Project Report

Due Monday 12/14, 10pm (70 points + 20 for CS294)

Your project report is the formal description of your project. The contents are similar to the presentation but we want you to fully elaborate on what you did. The report should be 6-10 pages in length. The structure is similar with sections on:

Problem Statement and Background

Give a clear and complete statement of the problem. Don't describe methods or tools yet. Where does the data come from, what are its characteristics? (4 points)

Include informal success measures (e.g. accuracy on cross-validated data, without specifying ROC or precision/recall etc) that you planned to use. (4 points)

Include background material as appropriate: who cares about this problem, what impact it has, what implications better solutions might have? Included a brief summary of any related work you know about. (2 points)

Methods

Describe the methods you explored (usually algorithms, or data cleaning or wrangling approaches). Justify your methods in terms of the problem statement.

It will be easiest to describe methods along your data pipeline. i.e. start with data collection, then cleaning and repair, then transformation, then analysis, and any visualizations you made. (10 points)

Parameter choices can have a big effect on performance. Make sure you know what parameters (especially defaults) that you used and that they worked reasonably well on your data. (5 points)

If your results seem inconsistent with prior work or other groups', try to figure out why, and explain in your report. But don't give a manufactured explanation. There are many plausible-sounding explanations of a data anomaly, almost all of which are wrong. Make sure the evidence really supports your explanation and not others.

Be sure to include every method you tried, even if it didn't "work" or perform as well as your final approach. When describing methods that didn't work, make clear how they failed and any evaluation metrics you used to decide so. (5 points)

Results

Give a detailed summary of the results of your work. Here is where you specify the exact performance measures you used. Be sure to justify your measure(s) in term of the goals of your project. Usually there will be some kind of accuracy or quality measure. There may also be a performance (runtime or throughput) measure. (10 points)

Ideally you should give results across some variations of your solution like different model types or different parameter choices. (5 points)

Please use visualizations and graphs whenever possible. Include links to interactive visualizations if you built them. (5 points)

It would be reasonable to submit your report as a notebook, but please make sure it runs on one of the two standard environments - the laptop VM or the EC2 instance, and that you include any required files. You can also submit a separated notebook as an appendix to your report if that makes the visualization/interaction task easier.

Similarly, its fine to link to (or submit, but the file size may be problematic for bCourses) a video showing your system running.

Tools

Describe the tools that you used and the reasons for their choice. Justify them in terms of the problem itself and the methods you want to use. (5 points)

Tools will probably include machine learning, and possibly data wrangling and visualization. Please discuss all of them.

How did you employ them? What features worked well and what didn't? (5 points)

Describe any tools that you tried and ended up not using.
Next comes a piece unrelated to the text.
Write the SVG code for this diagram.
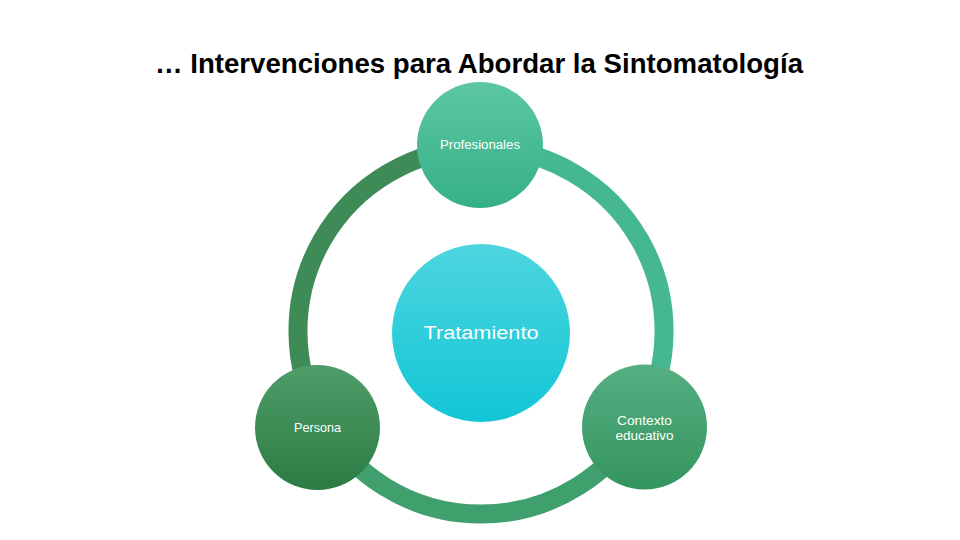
<svg xmlns="http://www.w3.org/2000/svg" width="960" height="540" viewBox="0 0 960 540">
<defs>
<linearGradient id="gProf" x1="0" y1="0" x2="0" y2="1"><stop offset="0" stop-color="#5cc7a3"/><stop offset="1" stop-color="#36b087"/></linearGradient>
<linearGradient id="gPers" x1="0" y1="0" x2="0" y2="1"><stop offset="0" stop-color="#4f9d69"/><stop offset="1" stop-color="#2c7b43"/></linearGradient>
<linearGradient id="gCont" x1="0" y1="0" x2="0" y2="1"><stop offset="0" stop-color="#55af82"/><stop offset="1" stop-color="#34945e"/></linearGradient>
<linearGradient id="gTrat" x1="0" y1="0" x2="0" y2="1"><stop offset="0" stop-color="#4dd5df"/><stop offset="1" stop-color="#12c6d6"/></linearGradient>
<style>
.arc{fill:none;stroke-width:19}
.lbl{font-family:"Liberation Sans",Arial,sans-serif;fill:#ffffff;text-anchor:middle}
.title{font-family:"Liberation Sans",Arial,sans-serif;font-weight:bold;font-size:27px;fill:#000000;text-anchor:middle}
</style>
</defs>
<rect width="960" height="540" fill="#ffffff"/>
<text class="title" x="479" y="73" textLength="648" lengthAdjust="spacingAndGlyphs">… Intervenciones para Abordar la Sintomatología</text>
<g id="connectors">
<path class="arc" stroke="#3f8b58" d="M481 148 A183 183 0 0 0 323.3 423.9"/>
<path class="arc" stroke="#3f9f6d" d="M323.3 423.9 A183 183 0 0 0 638.9 423.6"/>
<path class="arc" stroke="#45b893" d="M638.9 423.6 A183 183 0 0 0 481 148"/>
</g>
<g id="tratamiento">
<circle cx="481" cy="333" r="89" fill="url(#gTrat)"/>
<text class="lbl" x="481" y="339" font-size="18" textLength="115" lengthAdjust="spacingAndGlyphs">Tratamiento</text>
</g>
<g id="profesionales">
<circle cx="480" cy="145" r="63" fill="url(#gProf)"/>
<text class="lbl" x="480" y="149" font-size="12" textLength="80" lengthAdjust="spacingAndGlyphs">Profesionales</text>
</g>
<g id="persona">
<circle cx="317.5" cy="427.5" r="62.5" fill="url(#gPers)"/>
<text class="lbl" x="317.5" y="432" font-size="12" textLength="47" lengthAdjust="spacingAndGlyphs">Persona</text>
</g>
<g id="contexto">
<circle cx="644.5" cy="427" r="62.5" fill="url(#gCont)"/>
<text class="lbl" x="644.5" y="425" font-size="12" textLength="55" lengthAdjust="spacingAndGlyphs">Contexto</text>
<text class="lbl" x="644.5" y="440" font-size="12" textLength="58" lengthAdjust="spacingAndGlyphs">educativo</text>
</g>
</svg>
What was the problem?

Lessons Learned

In this section give a high-level summary of your results. If the reader only reads one section of the report, this one should be it, and it should be self-contained. You can refer back to the "Results" section for elaborations. This section should be less than a page. In particular emphasize any results that were surprising, and if so, what your exploration of them yielded. (10 points)

CS294-16 Students

If your team comprises students taking the mezzanine version of the class (CS294-16) you should evaluate a primary model and in addition a "baseline" model. The baseline is typically the simplest model that's applicable to that data problem, e.g. Naive Bayes for classification, or K-means on raw feature data for clustering. (10 points)

If there isn't a plausible automatic baseline model, you can e.g. compare with human performance by having someone hand-solve your problem on a small subset of data. You wont expect to achieve this level of performance, but it establishes a scale by which to measure your project's performance. Try to use labor efficiently, i.e. if the data is mostly negative instances, use your system to predict labels and then give the human a more balanced (or more likely to be balanced based on your model) selection of instances.

Compare the performance of your baseline model and primary model and discuss/explain the differences. (10 points)

Team Contributions

Please give a percentage breakdown of the effort from each team member, and what they worked on. Please discuss this within your team to make sure every member agrees with the breakdown.

Submission

Please submit your project report by Monday 10pm 12/14 using this link.